*Written problem*
Below is a listing. Gather each line of it that contains "screenshot".

*Data to use*
────

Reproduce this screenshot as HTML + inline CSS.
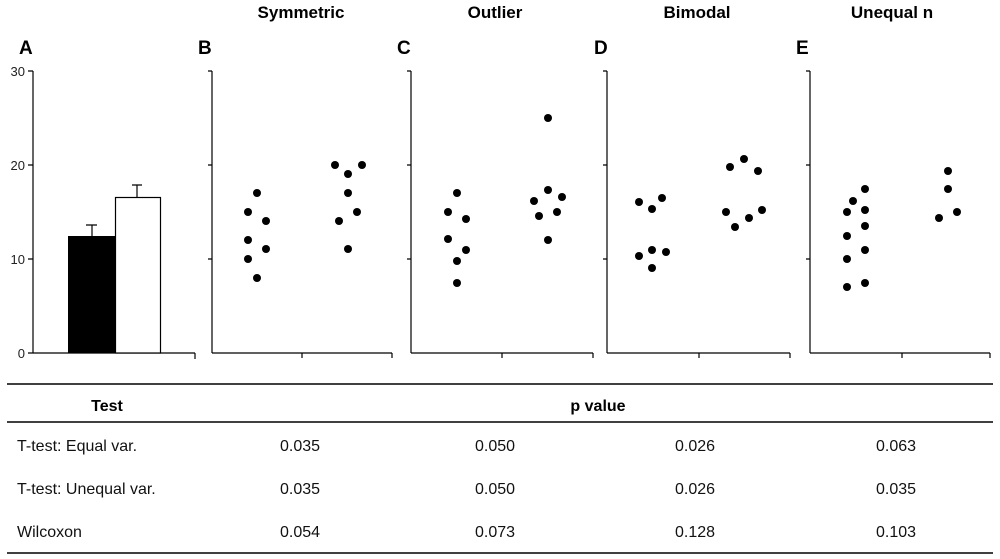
<!DOCTYPE html>
<html><head><style>body{margin:0;background:#fff}svg{display:block}</style></head><body>
<svg width="1000" height="559" xmlns="http://www.w3.org/2000/svg" font-family="Liberation Sans, Arial, sans-serif">
<g font-weight="bold" font-size="17" text-anchor="middle">
<text x="301" y="18">Symmetric</text><text x="495" y="18">Outlier</text><text x="697" y="18">Bimodal</text><text x="892" y="18">Unequal n</text>
</g>
<g font-weight="bold" font-size="19">
<text x="19" y="54">A</text><text x="198" y="54">B</text><text x="397" y="54">C</text><text x="594" y="54">D</text><text x="796" y="54">E</text>
</g>
<g font-size="13" fill="#222" text-anchor="end">
<text x="25" y="76">30</text><text x="25" y="170">20</text><text x="25" y="264">10</text><text x="25" y="358">0</text>
</g>
<g stroke="#000" stroke-width="1.2" fill="none">
<path d="M33 71V353M28 71H33M28 165H33M28 259H33M28 353H195M195 353V359"/>
<path d="M212 71V353M208 71H212M208 165H212M208 259H212M212 353H392M302 353V358M392 353V358"/>
<path d="M411 71V353M407 71H411M407 165H411M407 259H411M411 353H593M502 353V358M593 353V358"/>
<path d="M607 71V353M603 71H607M603 165H607M603 259H607M607 353H790M699 353V358M790 353V358"/>
<path d="M810 71V353M806 71H810M806 165H810M806 259H810M810 353H990M902 353V358M990 353V358"/>
<path d="M92 236V225M86 225H97M137 197V185M132 185H142"/>
</g>
<rect x="68" y="236" width="47" height="117" fill="#000"/>
<rect x="115.5" y="197.5" width="45" height="155.5" fill="#fff" stroke="#000" stroke-width="1.2"/>
<g fill="#000">
<circle cx="257" cy="193" r="4"/><circle cx="248" cy="212" r="4"/><circle cx="266" cy="221" r="4"/><circle cx="248" cy="240" r="4"/><circle cx="266" cy="249" r="4"/><circle cx="248" cy="259" r="4"/><circle cx="257" cy="278" r="4"/>
<circle cx="335" cy="165" r="4"/><circle cx="362" cy="165" r="4"/><circle cx="348" cy="174" r="4"/><circle cx="348" cy="193" r="4"/><circle cx="357" cy="212" r="4"/><circle cx="339" cy="221" r="4"/><circle cx="348" cy="249" r="4"/>
<circle cx="457" cy="193" r="4"/><circle cx="448" cy="212" r="4"/><circle cx="466" cy="219" r="4"/><circle cx="448" cy="239" r="4"/><circle cx="466" cy="250" r="4"/><circle cx="457" cy="261" r="4"/><circle cx="457" cy="283" r="4"/>
<circle cx="548" cy="118" r="4"/><circle cx="548" cy="190" r="4"/><circle cx="534" cy="201" r="4"/><circle cx="562" cy="197" r="4"/><circle cx="539" cy="216" r="4"/><circle cx="557" cy="212" r="4"/><circle cx="548" cy="240" r="4"/>
<circle cx="639" cy="202" r="4"/><circle cx="652" cy="209" r="4"/><circle cx="662" cy="198" r="4"/><circle cx="639" cy="256" r="4"/><circle cx="652" cy="250" r="4"/><circle cx="666" cy="252" r="4"/><circle cx="652" cy="268" r="4"/>
<circle cx="730" cy="167" r="4"/><circle cx="744" cy="159" r="4"/><circle cx="758" cy="171" r="4"/><circle cx="726" cy="212" r="4"/><circle cx="735" cy="227" r="4"/><circle cx="749" cy="218" r="4"/><circle cx="762" cy="210" r="4"/>
<circle cx="847" cy="212" r="4"/><circle cx="853" cy="201" r="4"/><circle cx="865" cy="189" r="4"/><circle cx="865" cy="210" r="4"/><circle cx="865" cy="226" r="4"/><circle cx="847" cy="236" r="4"/><circle cx="865" cy="250" r="4"/><circle cx="847" cy="259" r="4"/><circle cx="847" cy="287" r="4"/><circle cx="865" cy="283" r="4"/>
<circle cx="948" cy="171" r="4"/><circle cx="948" cy="189" r="4"/><circle cx="957" cy="212" r="4"/><circle cx="939" cy="218" r="4"/>
</g>
<g stroke="#000" stroke-width="1.5"><path d="M7 384H993M7 422H993M7 553H993"/></g>
<g font-weight="bold" font-size="16" text-anchor="middle"><text x="107" y="411">Test</text><text x="598" y="411">p value</text></g>
<g font-size="16" fill="#111">
<text x="17" y="451">T-test: Equal var.</text><text x="17" y="494">T-test: Unequal var.</text><text x="17" y="537">Wilcoxon</text>
<g text-anchor="middle">
<text x="300" y="451">0.035</text><text x="495" y="451">0.050</text><text x="695" y="451">0.026</text><text x="896" y="451">0.063</text>
<text x="300" y="494">0.035</text><text x="495" y="494">0.050</text><text x="695" y="494">0.026</text><text x="896" y="494">0.035</text>
<text x="300" y="537">0.054</text><text x="495" y="537">0.073</text><text x="695" y="537">0.128</text><text x="896" y="537">0.103</text>
</g></g>
</svg>
</body></html>
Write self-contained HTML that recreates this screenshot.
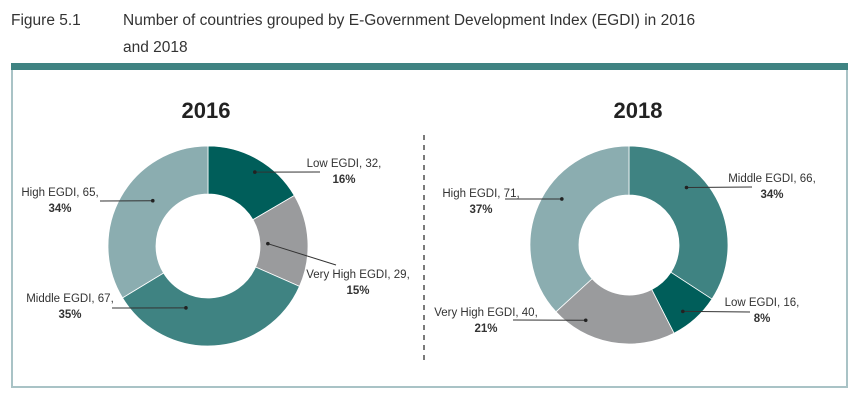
<!DOCTYPE html>
<html><head><meta charset="utf-8">
<style>
body{margin:0;background:#fff;width:858px;height:402px;overflow:hidden;font-family:"Liberation Sans",sans-serif;}
svg text{font-family:"Liberation Sans",sans-serif;}
</style></head>
<body>
<svg width="858" height="402" viewBox="0 0 858 402" xmlns="http://www.w3.org/2000/svg">
<text x="11" y="25" font-size="15.5" fill="#333">Figure 5.1</text>
<text x="123" y="25" font-size="15.5" fill="#333">Number of countries grouped by E-Government Development Index (EGDI) in 2016</text>
<text x="123" y="52" font-size="15.5" fill="#333">and 2018</text>
<rect x="12" y="67" width="835" height="320" fill="none" stroke="#a9c3c6" stroke-width="2"/>
<rect x="11" y="63" width="837" height="7" fill="#3f8382"/>
<line x1="424" y1="135" x2="424" y2="362" stroke="#222" stroke-width="1.2" stroke-dasharray="5,5"/>
<text x="206" y="118" font-size="22" font-weight="bold" text-anchor="middle" fill="#222">2016</text>
<text x="638" y="118" font-size="22" font-weight="bold" text-anchor="middle" fill="#222">2018</text>
<g id="d2016"></g><g id="d2018"></g>
</svg>
<script>
const categories2016 = ["Low EGDI","Very High EGDI","Middle EGDI","High EGDI"];
const values2016 = [32,29,67,65];
const pct2016 = ["16%","15%","35%","34%"];
const categories2018 = ["Middle EGDI","Low EGDI","Very High EGDI","High EGDI"];
const values2018 = [66,16,40,71];
const pct2018 = ["34%","8%","21%","37%"];
const colorMap = {"Low EGDI":"#005e5a","Very High EGDI":"#9a9b9d","Middle EGDI":"#3f8382","High EGDI":"#8badb0"};
const NS="http://www.w3.org/2000/svg";
function arc(cx,cy,ro,ri,a0,a1){
  const p=(r,a)=>[cx+r*Math.sin(a),cy-r*Math.cos(a)];
  const lg=(a1-a0)>Math.PI?1:0;
  const [x0,y0]=p(ro,a0),[x1,y1]=p(ro,a1),[x2,y2]=p(ri,a1),[x3,y3]=p(ri,a0);
  return `M${x0},${y0}A${ro},${ro} 0 ${lg} 1 ${x1},${y1}L${x2},${y2}A${ri},${ri} 0 ${lg} 0 ${x3},${y3}Z`;
}
function donut(gid,cats,vals,cx,cy,ro,ri,year,labels){
  const g=document.getElementById(gid);
  const tot=vals.reduce((a,b)=>a+b,0);
  let a=0;
  cats.forEach((c,i)=>{
    const a1=a+vals[i]/tot*2*Math.PI;
    const path=document.createElementNS(NS,"path");
    path.setAttribute("d",arc(cx,cy,ro,ri,a,a1));
    path.setAttribute("fill",colorMap[c]);
    path.setAttribute("stroke","#fff");
    path.setAttribute("stroke-width","0.8");
    
    
    g.appendChild(path);
    const L=labels[i];
    const am=(a+a1)/2, rm=(ro+ri)/2;
    const px=cx+rm*Math.sin(am)+L.dx, py=cy-rm*Math.cos(am)+L.dy;
    const ln=document.createElementNS(NS,"line");
    ln.setAttribute("x1",px);ln.setAttribute("y1",py);ln.setAttribute("x2",L.lx);ln.setAttribute("y2",L.ly);
    ln.setAttribute("stroke","#333");ln.setAttribute("stroke-width","1");
    
    
    g.appendChild(ln);
    const dot=document.createElementNS(NS,"circle");
    dot.setAttribute("cx",px);dot.setAttribute("cy",py);dot.setAttribute("r","1.8");dot.setAttribute("fill","#222");
    
    
    g.appendChild(dot);
    const t=document.createElementNS(NS,"text");
    t.setAttribute("x",L.tx);t.setAttribute("y",L.ty);t.setAttribute("font-size","11.5");t.setAttribute("fill","#333");t.setAttribute("text-anchor","middle");
    
    
    const s1=document.createElementNS(NS,"tspan");s1.setAttribute("x",L.tx);s1.textContent=c+", "+vals[i]+",";
    const s2=document.createElementNS(NS,"tspan");s2.setAttribute("x",L.tx);s2.setAttribute("dy","16");s2.setAttribute("font-weight","bold");
    s2.textContent=(year==="2016"?pct2016:pct2018)[i];
    t.appendChild(s1);t.appendChild(s2);g.appendChild(t);
    a=a1;
  });
}
donut("d2016",categories2016,values2016,208,246,100,52,"2016",[
 {dx:9,dy:-8,lx:320,ly:172,tx:344,ty:167},
 {dx:-16,dy:2,lx:336,ly:265,tx:358,ty:278},
 {dx:-27,dy:-14,lx:112,ly:308,tx:70,ty:302},
 {dx:11,dy:-8,lx:100,ly:201,tx:60,ty:196}]);
donut("d2018",categories2018,values2018,629,245,99,50,"2018",[
 {dx:-8,dy:-22,lx:752,ly:187,tx:772,ty:182},
 {dx:4,dy:11,lx:750,ly:312,tx:762,ty:306},
 {dx:-30,dy:2,lx:513,ly:320,tx:486,ty:316},
 {dx:1,dy:-16,lx:505,ly:199,tx:481,ty:197}]);
</script>
</body></html>
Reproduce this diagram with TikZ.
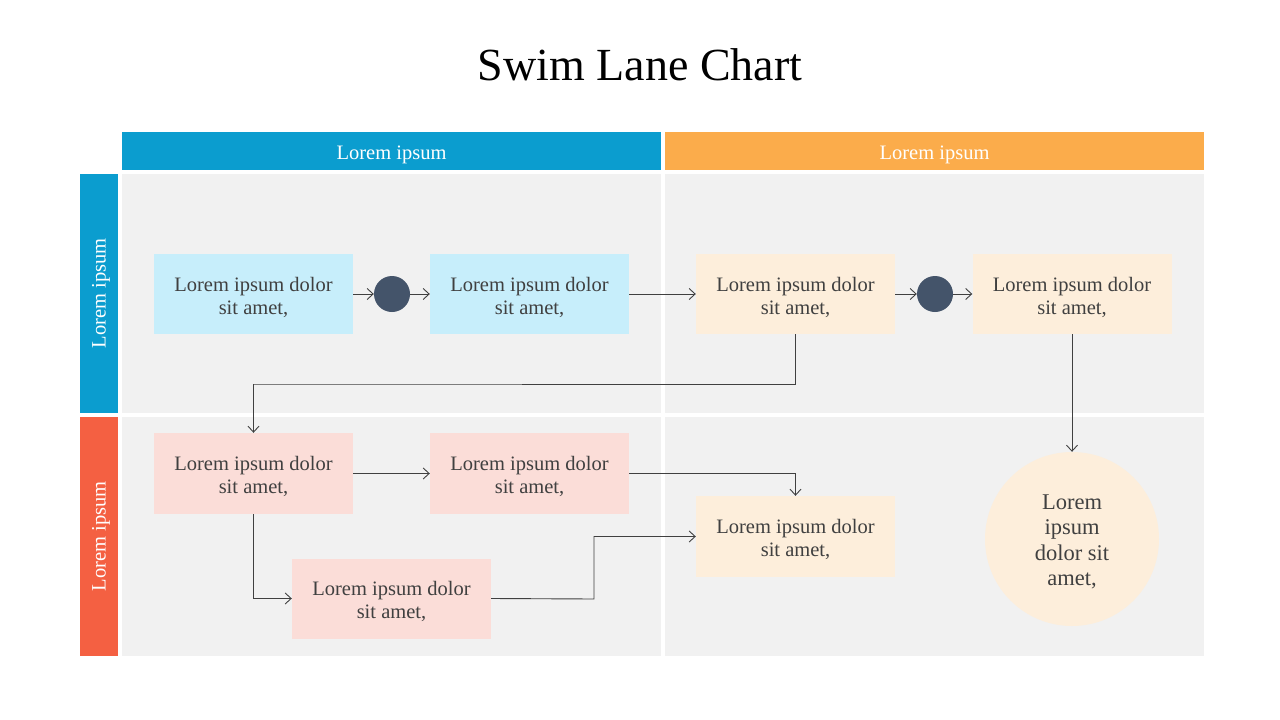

────

*Solution to this task*
Reproduce this screenshot as HTML + inline CSS.
Write self-contained HTML that recreates this screenshot.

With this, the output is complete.